Un texte signé Alexis Pazoumian, photographe, documentariste, Etoile de la Scam 2020, pour la lettre Astérisque n°67 – Septembre 2021

Depuis ma plus tendre enfance, j’ai baigné dans une culture dont l’histoire récente est un combat pour la vérité. Né en France de parents arméniens, je suis le fruit d’une diaspora qui a emporté avec elle la douleur d’une réalité niée. J’ai grandi en entendant les récits de souvenirs non pas d’Arménie, mais de la Turquie où mes ancêtres avaient cohabité depuis des générations avec les Turcs en bonne intelligence. Ces souvenirs s’accompagnaient d’un silence. L’indicible vérité d’un génocide causé, comme hélas le sont presque systématiquement les génocides, par les voisins de toujours qui aujourd’hui encore refusent de reconnaître l’horreur de ce qui a été commis. « L’Histoire avec sa grande hache », comme l’exprime la formule consacrée, se veut toujours un récit objectif de la réalité à travers la somme des faits que l’on peut établir. Mais la réalité, c’est avant tout la somme incommensurable des histoires minuscules dont on ne peut rendre compte qu’à travers la froide abstraction des chiffres : 1,5 million de victimes.
Lorsque j’ai commencé la photographie, je suis spontanément allé vers les marges, et je n’ai jamais cessé de les rechercher depuis. C’est là sans doute le fruit de cet héritage que je porte en moi, d’un peuple que l’on a voulu effacer. À travers mon objectif, je cherche donc inlassablement à incarner les oubliés de l’Histoire. Celles et ceux dont les vies ne laissent presque pas de traces. Ces êtres qui paradoxalement font le réel autant – si ce n’est plus – que les grands acteurs de la marche de ce monde.
Pour moi, le réel n’est pas un bloc solide que l’on peut saisir, examiner sous toutes ses coutures pour en révéler les détails. Il tient davantage du liquide : insaisissable, coulant, fluctuant, il échappe sans cesse à toutes nos tentatives de le capturer intégralement. Je vois la photographie comme une possibilité de saisir des gouttes de ce réel, à travers le prisme qui me semble le plus précieux et le plus véridique : celui de l’émotion.
Car il me semble que l’émotion est la voie d’accès au réel la plus directe. L’émotion jaillit spontanément, sans qu’on ait besoin de l’intellectualiser. L’émotion nous fait nous sentir connectés à des personnes d’autres lieux voire d’autres temps. Et bien qu’elle échappe à toute objectivité, je suis convaincu que l’émotion contient une partie précieuse et pourtant souvent négligée du réel. La vérité d’un rare instant où l’on met de côté la réflexion pour laisser place aux sensations. Dans mon parcours artistique, ma quête d’émotions nouvelles m’a amené récemment à m’orienter vers la fiction.
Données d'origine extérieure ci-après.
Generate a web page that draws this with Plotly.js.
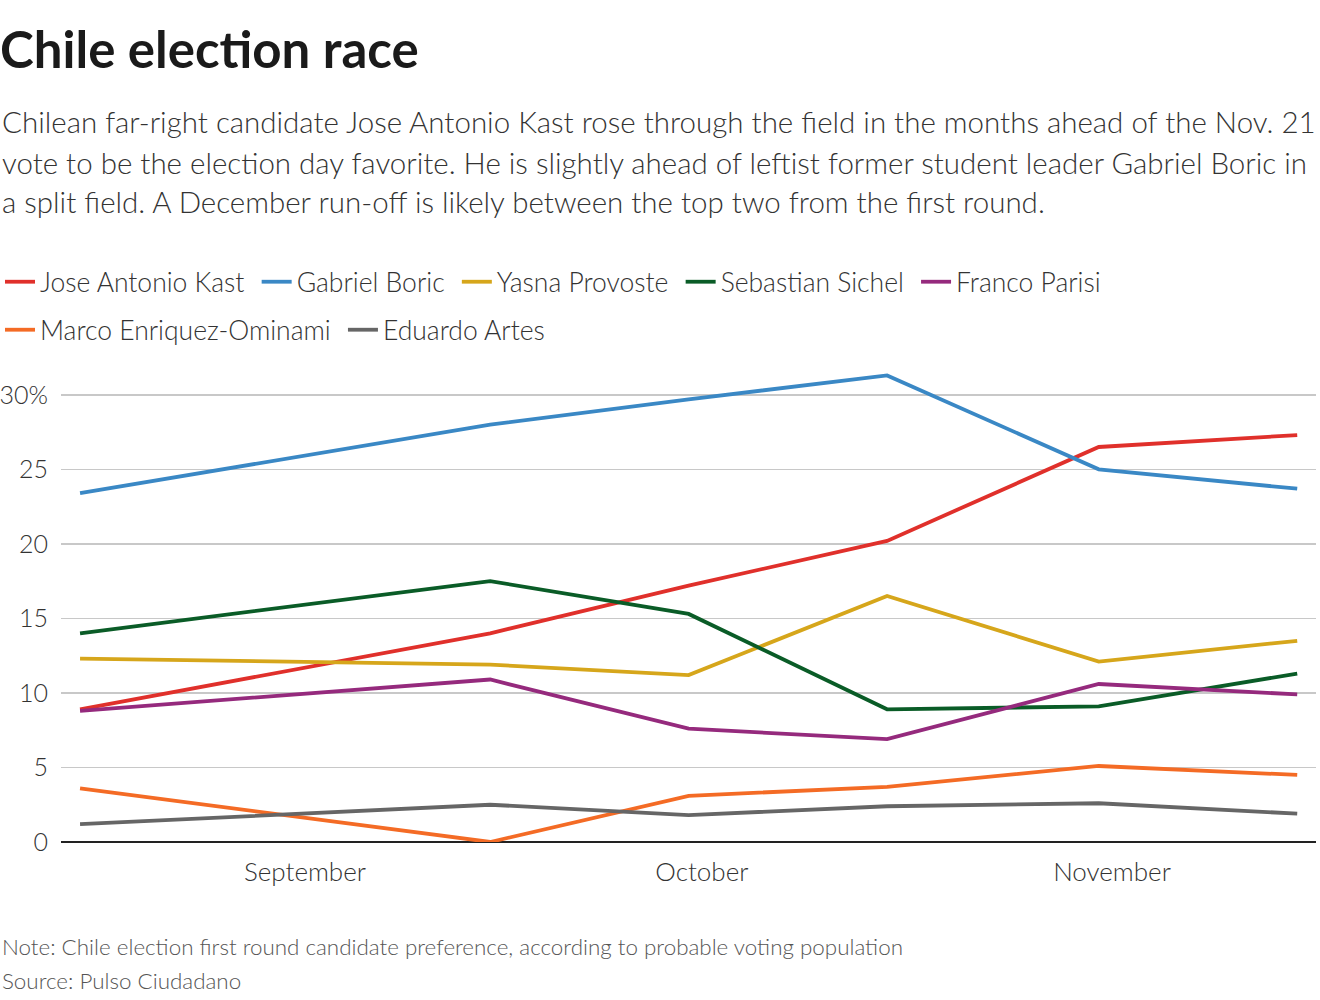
<!DOCTYPE html>
<html>
<head>
<meta charset="utf-8">
<script src="https://cdn.plot.ly/plotly-3.0.1.min.js"></script>
<style>
  body { margin: 0; background: #fff; }
  #chart { width: 1320px; height: 1000px; }
</style>
</head>
<body>
<div id="chart"></div>
<script>
// poll dates (Pulso Ciudadano, 2021)
var dates = ["2021-08-15", "2021-09-15", "2021-09-30", "2021-10-15", "2021-10-31", "2021-11-15"]

var kast     = [8.9, 14.0, 17.2, 20.2, 26.5, 27.3]
var boric    = [23.4, 28.0, 29.7, 31.3, 25.0, 23.7]
var provoste = [12.3, 11.9, 11.2, 16.5, 12.1, 13.5]
var sichel   = [14.0, 17.5, 15.3, 8.9, 9.1, 11.3]
var parisi   = [8.8, 10.9, 7.6, 6.9, 10.6, 9.9]
var meo      = [3.6, 0.0, 3.1, 3.7, 5.1, 4.5]
var artes    = [1.2, 2.5, 1.8, 2.4, 2.6, 1.9]

var monthTicks = ["2021-09-01", "2021-10-01", "2021-11-01"]
var monthLabels = ["September", "October", "November"]
var yTicks = [0, 5, 10, 15, 20, 25, 30]
var yLabels = ["0", "5", "10", "15", "20", "25", "30%"]

var FONT = "Lato, 'Source Sans Pro', sans-serif"
var NB = "\u00a0"  // a bit of extra room after each legend entry

function series(name, y, color, legend) {
    return {
        x: dates,
        y: y,
        name: name + NB,
        type: 'scatter',
        mode: 'lines',
        line: {color: color, width: 3.8},
        legend: legend,
        hoverinfo: 'skip'
    }
}

var traces = [
    series("Jose Antonio Kast", kast, "#e0302b", "legend"),
    series("Gabriel Boric", boric, "#3a88c5", "legend"),
    series("Yasna Provoste", provoste, "#d6a61b", "legend"),
    series("Sebastian Sichel", sichel, "#0a5c27", "legend"),
    series("Franco Parisi", parisi, "#952a7d", "legend"),
    series("Marco Enriquez-Ominami", meo, "#f46b25", "legend2"),
    series("Eduardo Artes", artes, "#666666", "legend2")
]

var legendBase = {
    orientation: 'h',
    xref: 'container', yref: 'container',
    x: 0, xanchor: 'left', yanchor: 'middle',
    font: {family: FONT, size: 26.5, color: '#333', weight: 300},
    bgcolor: 'rgba(0,0,0,0)',
    itemwidth: 30,
    traceorder: 'normal'
}

var subtitle = [
    "Chilean far-right candidate Jose Antonio Kast rose through the field in the months ahead of the Nov. 21",
    "vote to be the election day favorite. He is slightly ahead of leftist former student leader Gabriel Boric in",
    "a split field. A December run-off is likely between the top two from the first round."
]

var L = 61, R = 4, T = 365, B = 158
// pixel -> paper coords
function px(pix) { return (pix - L) / (1320 - L - R) }
function py(pix) { return (1000 - B - pix) / (1000 - B - T) }

function textLine(text, y, size, color) {
    return {
        text: text, xref: 'paper', yref: 'paper',
        x: px(0), y: py(y), xanchor: 'left', yanchor: 'middle',
        showarrow: false,
        font: {family: FONT, size: size, color: color, weight: 300}
    }
}

var annotations = []
subtitle.forEach(function(t, i) {
    annotations.push(textLine(t, 122 + i * 40, 29.5, '#333'))
})
annotations.push(textLine("Note: Chile election first round candidate preference, according to probable voting population", 946, 22.4, '#555'))
annotations.push(textLine("Source: Pulso Ciudadano", 980, 22.4, '#555'))

var layout = {
    width: 1320,
    height: 1000,
    margin: {l: L, r: R, t: T, b: B},
    paper_bgcolor: '#fff',
    plot_bgcolor: '#fff',
    showlegend: true,
    title: {
        text: "<b>Chile election race</b>",
        font: {family: FONT, size: 51, color: '#1a1a1a'},
        xref: 'container', x: 0, xanchor: 'left',
        yref: 'container', y: 1 - 50 / 1000, yanchor: 'middle'
    },
    legend: Object.assign({}, legendBase, {y: 1 - 282 / 1000}),
    legend2: Object.assign({}, legendBase, {y: 1 - 330 / 1000}),
    xaxis: {
        type: 'date',
        range: ["2021-08-13 13:26", "2021-11-16 10:05"],
        tickvals: monthTicks,
        ticktext: monthLabels,
        showgrid: false,
        zeroline: false,
        showline: false,
        ticks: '',
        ticklabelstandoff: 12,
        tickfont: {family: FONT, size: 26, color: '#333', weight: 300},
        fixedrange: true
    },
    yaxis: {
        range: [0, 32],
        tickvals: yTicks,
        ticktext: yLabels,
        showgrid: true,
        gridcolor: '#c8c8c8',
        gridwidth: 1.5,
        zeroline: true,
        zerolinecolor: '#222',
        zerolinewidth: 2,
        showline: false,
        ticks: '',
        ticklabelstandoff: 12,
        tickfont: {family: FONT, size: 25, color: '#333', weight: 300},
        fixedrange: true
    },
    annotations: annotations
}

Plotly.newPlot('chart', traces, layout, {displayModeBar: false, staticPlot: true})
</script>
</body>
</html>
J’y vois un prolongement naturel de mon travail de photographe : après avoir capté des instants du réel à travers lesquels j’éprouvais des émotions que je souhaitais partager, j’aimerais relever le défi de recréer le réel, dans l’espoir de transmettre les émotions des personnages à des spectateurs. J’ai toujours été fasciné par la capacité de certains films à nous bouleverser, bien que l’on sache que c’est faux. Créer de vraies émotions à partir d’une retranscription morcelée et factice du réel, relève, pour moi, de la magie.
Je travaille actuellement sur un projet de fiction autour de la communauté gitane d’une cité de Perpignan, produit par Les Films du Worso et Mephil Films et co-écrit avec Yann Barouch. L’histoire est inspirée de celle Michel, un jeune homme appartenant à cette communauté dont le parcours influence largement celui du personnage qu’il incarnera. La quasi-totalité des comédiens seront non professionnels, et les décors seront réels.
Ce qui me passionne dans ce projet, c’est la possibilité de jouer constamment sur la limite entre réel et fiction. La communauté prendra part au tournage, et certaines scènes seront filmées à l’occasion de vrais évènements, telles que des célébrations religieuses par exemple. J’espère ainsi créer les conditions pour que réel et fiction s’entremêlent, jusqu’à parfois même permettre au réel de prendre le dessus sur le scénario, en permettant une grande latitude aux acteurs pour improviser. En effet, j’ai l’intime conviction qu’il n’y a pas tant de différences que cela entre le « réel » tel qu’il est retranscrit par un documentaire, et le « réalisme » d’une fiction. C’est dans la zone floue où ces deux eaux se recoupent que j’aimerais poursuivre mon travail. Avec l’espoir, peut-être, de contribuer à faire évoluer certaines conceptions, trop catégoriques à mon goût, de ce que seraient censés être fiction et documentaire.